We can’t wait to see it first because: All signs point towards this being a cherished West End mainstay for years to come. From its 7 Tony Award nominations on Broadway, to its acclaimed recent run across the Irish Sea in Dublin, Come From Away has picked up fans all over the world – and we’re looking forward to being amongst the first here in London.
The American Clock
First performance: 4 February at The Old Vic
What’s it about?: Arthur Miller’s writing at its finest. The American Clock is all about one family’s unwavering faith in capitalism – even as everything crumbles around them. Backed by a soundtrack which fuses 1920s swing and jazz with contemporary sounds, The American Clock will spin up a world of financial crisis and salvation.
We can’t wait to see it first because: Its director Rachel Chavkin is a genius. She’s stunned Broadway with Natasha, Pierre & The Great Comet Of 1812 – only the 12 Tony Award nominations – and now the West End with Hadestown at the National Theatre. So we can’t wait to witness her interpretation of an Arthur Miller play…
First performance: 5 February at Wyndham’s Theatre
What’s it about?: David Suchet. Brendan Coyle. A riveting revival of an affecting play. What’s not to love?
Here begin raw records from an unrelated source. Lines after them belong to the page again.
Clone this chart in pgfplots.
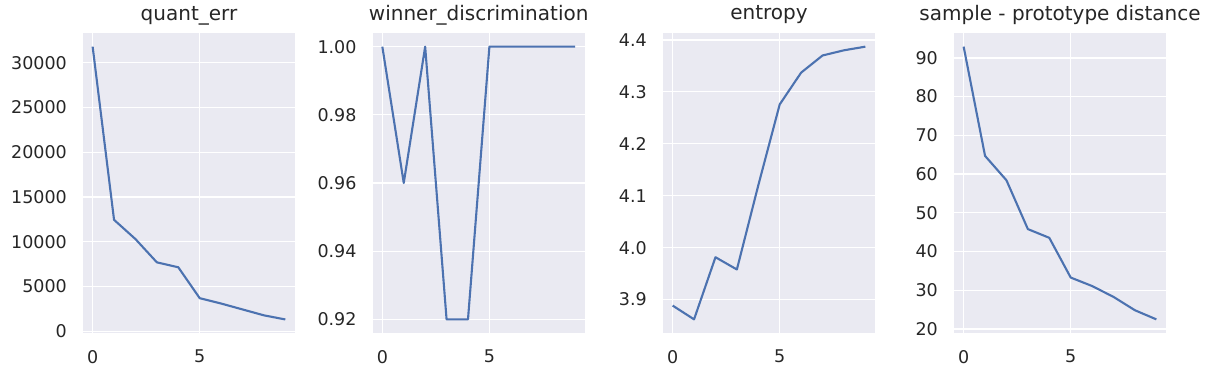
\documentclass[border=0pt]{standalone}
\usepackage{pgfplots}
\pgfplotsset{compat=1.18}
\usepackage{fontspec}
\setmainfont{DejaVu Sans}
\definecolor{sbbg}{HTML}{EAEAF2}
\definecolor{sbblue}{HTML}{4C72B0}
\definecolor{sbtext}{HTML}{262626}

\pgfplotsset{
  sb/.style={
    scale only axis, width=212pt, height=300pt,
    anchor=south west,
    xmin=-0.45, xmax=9.45,
    xtick={0,5},
    axis background/.style={fill=sbbg},
    axis line style={draw=none},
    major tick length=0pt,
    grid=major,
    major grid style={white, line width=1.3pt},
    tick label style={font=\fontsize{17.5}{20}\selectfont, text=sbtext, inner sep=0pt},
    yticklabel style={xshift=-16pt},
    xticklabel style={yshift=-17pt},
    /pgf/number format/assume math mode=true,
    /pgf/number format/set thousands separator={},
    scaled ticks=false,
    title style={font=\fontsize{20}{24}\selectfont, text=sbtext, anchor=base, at={(0.5,1)}, yshift=7pt, inner sep=0pt},
  },
  sbline/.style={color=sbblue, line width=2.1pt, mark=none, line join=round},
}

\begin{document}
\begin{tikzpicture}
\path[use as bounding box] (0,0) rectangle (1210pt,376pt);

\begin{axis}[sb, at={(83pt,43pt)}, title={quant\_err},
  ymin=-193, ymax=33323, ytick={0,5000,10000,15000,20000,25000,30000}]
\addplot[sbline] coordinates {(0,31800)(1,12450)(2,10300)(3,7700)(4,7150)(5,3700)(6,3100)(7,2440)(8,1780)(9,1320)};
\end{axis}

\begin{axis}[sb, at={(372.7pt,43pt)}, title={winner\_discrimination},
  ymin=0.916, ymax=1.004, ytick={0.92,0.94,0.96,0.98,1.00},
  yticklabel style={/pgf/number format/.cd, fixed, fixed zerofill, precision=2}]
\addplot[sbline] coordinates {(0,1)(1,0.96)(2,1)(3,0.92)(4,0.92)(5,1)(6,1)(7,1)(8,1)(9,1)};
\end{axis}

\begin{axis}[sb, at={(663pt,43pt)}, title={entropy},
  ymin=3.8357, ymax=4.4133, ytick={3.9,4.0,4.1,4.2,4.3,4.4},
  yticklabel style={/pgf/number format/.cd, fixed, fixed zerofill, precision=1}]
\addplot[sbline] coordinates {(0,3.8885)(1,3.862)(2,3.9816)(3,3.958)(4,4.12)(5,4.2758)(6,4.337)(7,4.370)(8,4.380)(9,4.387)};
\end{axis}

\begin{axis}[sb, at={(954pt,43pt)}, title={sample - prototype distance},
  ymin=18.98, ymax=96.42, ytick={20,30,40,50,60,70,80,90}]
\addplot[sbline] coordinates {(0,92.9)(1,64.7)(2,58.4)(3,45.8)(4,43.55)(5,33.3)(6,31.1)(7,28.3)(8,24.85)(9,22.5)};
\end{axis}
\end{tikzpicture}
\end{document}
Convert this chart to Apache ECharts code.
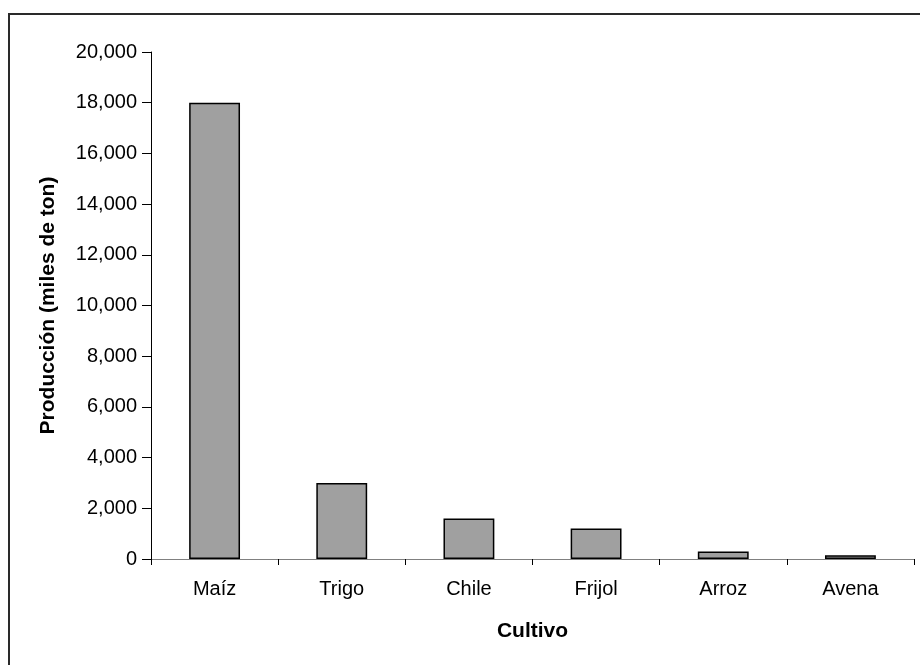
<!DOCTYPE html>
<html>
<head>
<meta charset="utf-8">
<script src="https://cdn.jsdelivr.net/npm/echarts@6/dist/echarts.min.js"></script>
<style>
  html, body { margin: 0; padding: 0; background: #fff; }
  #chart { width: 920px; height: 665px; }
</style>
</head>
<body>
<div id="chart"></div>
<script>
// Producción agrícola por cultivo (miles de toneladas)
const categories = ['Maíz', 'Trigo', 'Chile', 'Frijol', 'Arroz', 'Avena'];
const production = [18000, 3000, 1600, 1200, 300, 150];
const yTicks = { min: 0, max: 20000, interval: 2000 };

const chart = echarts.init(document.getElementById('chart'), null, { renderer: 'canvas' });

const fontFamily = '"Liberation Sans", Arial, sans-serif';

chart.setOption({
  backgroundColor: '#ffffff',
  animation: false,
  grid: { left: 151, top: 52, width: 763, height: 507, containLabel: false },
  xAxis: {
    type: 'category',
    data: categories,
    name: 'Cultivo',
    nameLocation: 'middle',
    nameGap: 62,
    nameTextStyle: { fontFamily, fontSize: 21, fontWeight: 'bold', color: '#000' },
    axisLine: { lineStyle: { color: '#808080', width: 1 } },
    axisTick: { show: true, length: 6, lineStyle: { color: '#000' }, alignWithLabel: false },
    axisLabel: { fontFamily, fontSize: 20, color: '#000', margin: 20 },
    splitLine: { show: false }
  },
  yAxis: {
    type: 'value',
    min: yTicks.min,
    max: yTicks.max,
    interval: yTicks.interval,
    name: 'Producción (miles de ton)',
    nameLocation: 'middle',
    nameGap: 92,
    nameRotate: 90,
    nameTextStyle: { fontFamily, fontSize: 21, fontWeight: 'bold', color: '#000' },
    axisLine: { show: true, lineStyle: { color: '#000', width: 1 } },
    axisTick: { show: true, length: 9, inside: false, lineStyle: { color: '#000' } },
    axisLabel: {
      fontFamily, fontSize: 20, color: '#000', margin: 14,
      formatter: v => v.toLocaleString('en-US')
    },
    splitLine: { show: false }
  },
  series: [{
    type: 'bar',
    data: production,
    barWidth: '40%',
    itemStyle: { color: '#a0a0a0', borderColor: '#000', borderWidth: 1.5 }
  }],
  graphic: [{
    type: 'polyline',
    shape: { points: [[9, 665], [9, 14], [920, 14]] },
    style: { stroke: '#2a2a2a', lineWidth: 2, fill: null },
    silent: true
  }]
});
</script>
</body>
</html>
The Price centres on a veteran appraiser (Suchet), who looks to secure the best possible price for two brothers’ inherited family home and possessions. But what’s the true price that both brothers have paid… over their whole lives?
We can’t wait to see it first because: With dramatic revelations aplenty, The Price is the kind of twisting, turning show you simply have to be amongst the first attendees of.
First performance: 15 February at Theatre Royal Stratford East
What’s it about?: A dark case for psychiatrist Dr Martin Dysart, whose newest patient, seventeen year-old Alan Strang, blinded six horses with a metal spike. As Dysart digs further and further into Strang’s psyche, he begins to call his own sense of purpose into question, as harrowing themes of religion, relationships and societal foundations come to the fore.
We can’t wait to see it first because: It’s all too rarely revived. Peter Shaffer’s play is a knockout psychological thriller – and this exciting new production promises to pull no punches.